Although she has seen plenty of photos of teens in bathing suits, which she considers inappropriate, on social media sites, Harper said she has never seen nude photos and her children say they haven’t, either.

Truth is, sexually charged exhibitionism isn’t quite as new as we sometimes think, said Steve Mintz, a professor of history at the University of Texas at Austin and author of “Huck’s Raft: A History of American Childhood”.

“Remember ‘Girls Gone Wild’ videos, which first appeared in 1997,” Mintz said. “Ironically this kind of exhibition represents a grossly distorted version of feminism: That is, the young women typically described this behavior using the rhetoric of self-determination and sexual liberation.”

What, then, is the effect of social media?

“Proponents of social media celebrate the idea that the private should be public, that intimacy is not to be secreted away” Mintz said. “And this rejection of reticence is embraced by many young people.”

In addition, he said digital communication means every image can be instantly and easily retransmitted and publicized; and even the most private communications often become public.

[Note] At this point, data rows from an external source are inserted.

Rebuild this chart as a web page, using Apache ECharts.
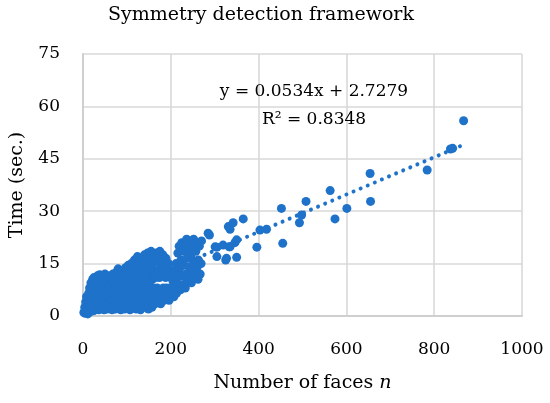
<!DOCTYPE html>
<html>
<head>
<meta charset="utf-8">
<script src="https://cdn.jsdelivr.net/npm/echarts@6/dist/echarts.min.js"></script>
<style>
html,body{margin:0;padding:0;background:#fff;}
#chart{width:550px;height:403px;}
</style>
</head>
<body>
<div id="chart"></div>
<script>
// ---- data (number of faces n, time in seconds) ----
var titleText = 'Symmetry detection framework';
var xTicks = [0, 200, 400, 600, 800, 1000];
var yTicks = [0, 15, 30, 45, 60, 75];
var trendSlope = 0.0534;
var trendIntercept = 2.7279;
var equationText = 'y = 0.0534x + 2.7279';
var r2Text = 'R\u00B2 = 0.8348';

var clusterLow = [
  [2,1],[4,2.5],[5,0.8],[6,4],[8,1.5],[8,5.5],[10,3],[11,0.6],[12,2],[13,6.5],[14,4.5],[15,8],[16,1.2],[17,3.5],[18,9.5],[19,5.5],[20,2.5],[21,7],[22,10.5],[23,4],[24,1.5],[25,11],[26,6],[27,8.5],[28,3],[29,10],[30,5],
  [31,2],[32,7.5],[33,11.5],[34,4.5],[35,9],[36,1.8],[37,6],[38,11.8],[39,3.5],[40,8],[41,10.5],[42,5],[43,2.5],[44,7],[45,11],[46,4],[47,9.5],[48,1.8],[49,6.5],[50,12],[51,3],[52,8.5],[53,10],[54,5.5],[55,2],[56,7.5],[57,11.5],[58,4],[59,9],[60,2.8]
];
var clusterMid = [
  [61,6],[62,10.5],[63,3.5],[64,8],[66,1.8],[67,5],[68,12],[69,9.5],[70,3],[71,7],[72,11],[73,4.5],[74,2],[75,8.5],[76,12.5],[77,6],[78,3.5],[79,10],[80,13.5],[81,5],[82,2.5],[83,8],[84,11.5],[85,6.5],[86,1.8],[87,4],[88,9.5],[89,13],[90,7],[91,3],[92,10.5],[93,5.5],[94,12],[95,2],[96,8],[97,13.8],[98,4.5],[99,6.5],[100,11],
  [101,2.5],[102,9],[103,14.5],[104,5],[105,7.5],[106,12],[107,1.8],[108,10],[109,3.5],[110,15],[111,6],[112,8.5],[113,13],[114,2.5],[115,11],[116,4.5],[117,16],[118,7],[119,9.5],[120,14],[121,2],[122,12],[123,5.5],[124,17],[125,8],[126,10.5],[127,3.5],[128,15],[129,6.5],[130,13],[131,1.8],[132,9],[133,16.5],[134,4.5],[135,11.5],[136,7.5],[137,14.5],[138,2.5],[139,10],[140,17.5],[141,5.5],[142,12.5],[143,8.5],[144,3.5],[145,15.5],[146,6.5],[147,18],[148,11],[149,2],[150,13.5]
];
var clusterHigh = [
  [151,9.5],[152,4.5],[153,16],[154,7],[155,18.5],[156,12],[157,2.5],[158,10.5],[159,15],[160,5.5],[161,8],[162,17.5],[163,13],[164,3.5],[165,11],[166,6.5],[167,18],[168,15.5],[169,8],[170,12],[171,4],[172,16.5],[173,6],[174,11],[175,18.5],[176,13.5],[177,3.5],[178,7.5],[179,15],[180,11.5],[181,5],[182,17.5],[183,8],[184,12.5],[185,4.5],[186,14.5],[187,6.5],[188,11],[189,16.5],[190,8],[191,5],[192,13],[193,11.5],[194,7],[195,15],[196,4.5],[197,12],[198,8],[199,6],[200,11],
  [202,13],[204,7],[205,10],[207,5.5],[209,12.5],[210,8.5],[212,15],[213,6.5],[215,11],[216,18],[218,9],[219,20],[220,13.5],[222,7.5],[223,16],[225,21],[226,11.5],[228,9],[229,18.5],[230,14.5],[232,20.5],[233,8],[235,12],[236,22],[237,16.5],[239,10],[240,19],[242,14],[243,21.5],[244,11],[246,17],[247,9.5],[249,20],[250,13],[252,22],[253,15.5],[255,11],[257,18.5],[258,21],[260,14],[262,10.5],[263,16],[265,20],[267,12],[269,15],[270,21.5]
];
var sparsePoints = [
  [285,23.7],[288,23.2],[301,19.8],[305,17],[305,19.7],[319,20.3],[325,16],[327,16.5],[331,25.6],[333,19.8],[335,24.8],[335,19.8],[342,26.7],[346,21],[350,21.8],[350,16.8],[365,27.8],[396,19.7],[403,24.6],[418,24.8]
];
var farPoints = [
  [452,30.8],[455,20.8],[493,26.7],[498,28.9],[508,32.8],[563,35.9],[574,27.8],[601,30.8],[654,40.8],[655,32.8],[784,41.8],[837,47.8],[842,48],[867,55.9]
];

var allPoints = clusterLow.concat(clusterMid, clusterHigh, sparsePoints, farPoints);
var minX = Infinity, maxX = -Infinity;
allPoints.forEach(function (p) { if (p[0] < minX) minX = p[0]; if (p[0] > maxX) maxX = p[0]; });
var trendData = [[minX, trendSlope * minX + trendIntercept], [maxX, trendSlope * maxX + trendIntercept]];

var BLUE = '#1f72c9';
var FONT = 'DejaVu Serif';
var chart = echarts.init(document.getElementById('chart'), null, {renderer: 'canvas'});
chart.setOption({
  animation: false,
  backgroundColor: '#ffffff',
  grid: {left: 83, right: 28, top: 54, bottom: 87, containLabel: false},
  xAxis: {
    type: 'value', min: xTicks[0], max: xTicks[xTicks.length - 1], interval: 200,
    name: '{a|Number of faces }{b|n}', nameLocation: 'middle', nameGap: 58,
    nameTextStyle: {rich: {a: {fontFamily: FONT, fontSize: 19, color: '#000'}, b: {fontFamily: FONT, fontSize: 19, fontStyle: 'italic', color: '#000'}}},
    axisLine: {show: true, lineStyle: {color: '#cfcfcf', width: 2}},
    axisTick: {show: false},
    axisLabel: {fontFamily: FONT, fontSize: 17, color: '#000', margin: 25, formatter: function (v) { return String(v); }},
    splitLine: {show: true, lineStyle: {color: '#d9d9d9', width: 1.6}}
  },
  yAxis: {
    type: 'value', min: yTicks[0], max: yTicks[yTicks.length - 1], interval: 15,
    name: 'Time (sec.)', nameLocation: 'middle', nameGap: 56,
    nameTextStyle: {fontFamily: FONT, fontSize: 19, color: '#000'},
    axisLine: {show: true, lineStyle: {color: '#cfcfcf', width: 2}},
    axisTick: {show: false},
    axisLabel: {fontFamily: FONT, fontSize: 17, color: '#000', margin: 23, formatter: function (v) { return String(v); }},
    splitLine: {show: true, lineStyle: {color: '#d9d9d9', width: 1.6}}
  },
  graphic: [
    {type: 'text', x: 261, y: 15, style: {text: titleText, fontFamily: FONT, fontSize: 19, fill: '#000', textAlign: 'center', textVerticalAlign: 'middle'}},
    {type: 'text', x: 314, y: 92, z: 10, style: {text: equationText, fontFamily: FONT, fontSize: 17, fill: '#000', textAlign: 'center', textVerticalAlign: 'middle'}},
    {type: 'text', x: 314, y: 120, z: 10, style: {text: r2Text, fontFamily: FONT, fontSize: 17, fill: '#000', textAlign: 'center', textVerticalAlign: 'middle'}}
  ],
  series: [
    {
      type: 'scatter', data: allPoints, symbol: 'circle', symbolSize: 9,
      itemStyle: {color: BLUE, opacity: 1, borderWidth: 0, borderColor: BLUE}, z: 2
    },
    {
      type: 'line', data: trendData, showSymbol: false, symbol: 'none', z: 3,
      lineStyle: {color: BLUE, width: 4, type: [0.01, 7.7], cap: 'round'}
    }
  ]
});
</script>
</body>
</html>
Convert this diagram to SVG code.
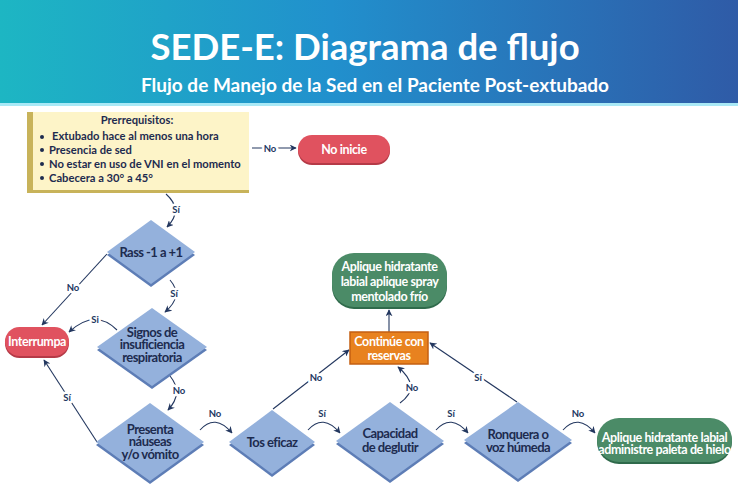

“Transgression is a key theme in contemporary youth culture,” he said. “This kind of exhibitionism is viewed as a pointed rejection of outmoded taboos about the body and sexuality.”

It's also at minimum a plea to be viewed as "popular," said Rob Zidar, co-founder of ThirdParent, an Internet safety tool and early warning system for parents and teachers.

“Given the increasing importance of smartphones and social media in teen lives, these are the platforms that teens are using to develop their personal brand and grow their popularity,” Zidar said. “The Fear Of Missing Out (FOMO) is driving them to do things that parents find horrifying and they really wouldn’t do absent the pressure to be part of the cool crowd.”

Linda Young, a counseling psychologist and senior research fellow with the Council on Contemporary Families

said social norms, laissez-faire parenting and impulsivity also play a role.

“A few widely distributed stories such as nude Miley Cyrus on a wrecking ball distort perceptions of prevalence,” Young said. “And the instant accessibility of social media makes it easier to hit “send” without thinking — and the prefrontal cortex of the teen brain, which handles impulse control, isn’t mature until the mid- twenties.”